Jerry W. Markham is a professor at the Florida International University College of Law, and a legal scholar on business organizations and securities regulation in the United States. He has been quoted or cited as an expert on the regulation of financial and commodities markets in a wide variety of news sources, and his three-volume collection, A Financial History of the United States, has also been cited authoritatively.

==Education and professional activities==
Markham received a B.S. from Western Kentucky University, and attended law school at the University of Kentucky College of Law, where he served as editor-in-chief of the Kentucky Law Journal, and was named to the Order of the Coif. He later received an LL.M. from the Georgetown University Law Center.

Before entering academia, Markham was secretary and counsel of Cboe Global Markets, chief counsel, Division of Enforcement of the United States Commodity Futures Trading Commission, an attorney for the United States Securities and Exchange Commission, and a partner with the international firm of Rogers & Wells (now Clifford Chance) in Washington, D.C.

==Scholarship==
Markham has written and taught in the areas of corporate finance, banking, commodities trading, securities and international trade law. He is currently a professor of law at the Florida International University College of Law. Markham was previously a member of the law faculty at the University of North Carolina, where he taught for twelve years, and prior to that was an adjunct professor at the Georgetown University Law Center for ten years.

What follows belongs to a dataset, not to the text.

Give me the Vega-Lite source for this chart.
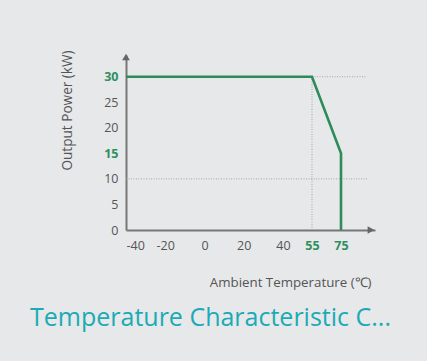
{
  "$schema": "https://vega.github.io/schema/vega-lite/v6.json",
  "width": 249,
  "height": 175,
  "autosize": "none",
  "padding": {"left": 126, "top": 55, "right": 52, "bottom": 131},
  "background": "#e7e8ea",
  "config": {"view": {"stroke": null}, "font": "Open Sans"},
  "title": {
    "text": "Temperature Characteristic C...",
    "orient": "bottom",
    "anchor": "start",
    "frame": "group",
    "fontSize": 25,
    "fontWeight": "normal",
    "color": "#1aabb5",
    "dx": -96,
    "offset": 18
  },
  "encoding": {
    "x": {
      "field": "t",
      "type": "quantitative",
      "scale": {"domain": [-40, 40, 55, 75, 98], "range": [0, 157, 186, 215, 249], "nice": false, "zero": false},
      "axis": {
        "values": [-40, -20, 0, 20, 40, 55, 75],
        "labelExpr": "'' + datum.value",
        "domainColor": "#777777",
        "domainWidth": 2,
        "ticks": false,
        "grid": false,
        "labelPadding": 9,
        "labelFontSize": 12.5,
        "labelColor": {"condition": {"test": "datum.value == 55 || datum.value == 75", "value": "#2f8f5f"}, "value": "#555555"},
        "labelFontWeight": {"condition": {"test": "datum.value == 55 || datum.value == 75", "value": "bold"}, "value": "normal"},
        "title": "Ambient Temperature (℃)",
        "titleFontSize": 13.3,
        "titleFontWeight": "normal",
        "titleColor": "#555555",
        "titleX": 245,
        "titleY": 52,
        "titleAlign": "right",
        "titleBaseline": "middle"
      }
    },
    "y": {
      "field": "p",
      "type": "quantitative",
      "scale": {"domain": [0, 34.25], "nice": false, "zero": true},
      "axis": {
        "values": [0, 5, 10, 15, 20, 25, 30],
        "domainColor": "#777777",
        "domainWidth": 2,
        "ticks": false,
        "grid": false,
        "labelPadding": 8,
        "labelFontSize": 12.5,
        "labelColor": {"condition": {"test": "datum.value == 30 || datum.value == 15", "value": "#2f8f5f"}, "value": "#555555"},
        "labelFontWeight": {"condition": {"test": "datum.value == 30 || datum.value == 15", "value": "bold"}, "value": "normal"},
        "title": "Output Power (kW)",
        "titleFontSize": 13.6,
        "titleFontWeight": "normal",
        "titleColor": "#555555",
        "titleX": -59,
        "titleY": 55,
        "titleAngle": -90,
        "titleAlign": "center",
        "titleBaseline": "middle"
      }
    }
  },
  "layer": [
    {
      "data": {"values": [
        {"t": -40, "t2": 92.6, "p": 10, "p2": 10},
        {"t": 55, "t2": 92.6, "p": 30, "p2": 30},
        {"t": 55, "t2": 55, "p": 0, "p2": 30}
      ]},
      "mark": {"type": "rule", "color": "#a5a5a5", "strokeWidth": 1, "strokeDash": [1, 1.5]},
      "encoding": {"x2": {"field": "t2"}, "y2": {"field": "p2"}}
    },
    {
      "data": {"values": [
        {"o": 1, "t": -40, "p": 30},
        {"o": 2, "t": 55, "p": 30},
        {"o": 3, "t": 75, "p": 15},
        {"o": 4, "t": 75, "p": 0}
      ]},
      "mark": {"type": "line", "color": "#2e8b5a", "strokeWidth": 2.6},
      "encoding": {"order": {"field": "o", "type": "quantitative"}}
    },
    {
      "data": {"values": [
        {"t": -40, "p": 33.86, "s": "triangle-up"},
        {"t": 95.3, "p": 0, "s": "triangle-right"}
      ]},
      "mark": {"type": "point", "filled": true, "color": "#666666", "opacity": 1, "size": 60},
      "encoding": {"shape": {"field": "s", "type": "nominal", "scale": null, "legend": null}}
    }
  ]
}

Markham authored a three-volume financial history of the United States that was selected as a Choice Outstanding Academic Title in 2002. He has co-authored four casebooks on corporate law and banking regulation, has published a two-volume treatise and a history book on the law of commodity futures regulation, and was the principal coauthor of a two-volume treatise on securities regulation. More recently, he authored a book on the Enron and other financial scandals that followed the market downturn in 2000.

Markham has been a lecturer at the Université Jean Moulin in Lyon, France, and also has lectured in Sydney, Warsaw, Beijing, Mexico City, Montevideo, Fukuoka, and Bangkok.

==Works==

===Treatises===
- The History of Commodity Futures Trading and Its Regulation (1987)
- A Financial History of the United States (2002; in three volumes)
- A Financial History of Modern U.S. Corporate Scandals: From Enron to Reform (2006)
- Broker Dealer Operations Under Securities and Commodities Law (1995; with Thomas Lee Hazen)
- Broker-dealer Operations and Regulation Under Securities and Commodities Laws (2002; with Thomas Lee Hazen)

===Textbooks===
- Commodities Regulation: Fraud, Manipulation & Other Claims (1987; Clark Boardman Callaghan)
- Mergers, Acquisitions and Other Business Combinations: Cases and Materials (2003; with Thomas Lee Hazen)
- Corporations and Other Business Enterprises: Cases and Materials (2003, 2006; with Thomas Lee Hazen)
- Regulation of Bank Financial Service Activities: Cases and Materials (2004; with Lissa Lamkin Broome)
- Corporate Finance: Cases and Materials (2004; with Thomas Lee Hazen)

===Law-Review Articles===
- Jerry W. Markham, U.S. Securities and Exchange Commission and the "Deep Administrative State": A Case Study of Its ESG Rules, 14 AM. U. BUS. L. REV. 151 (2024).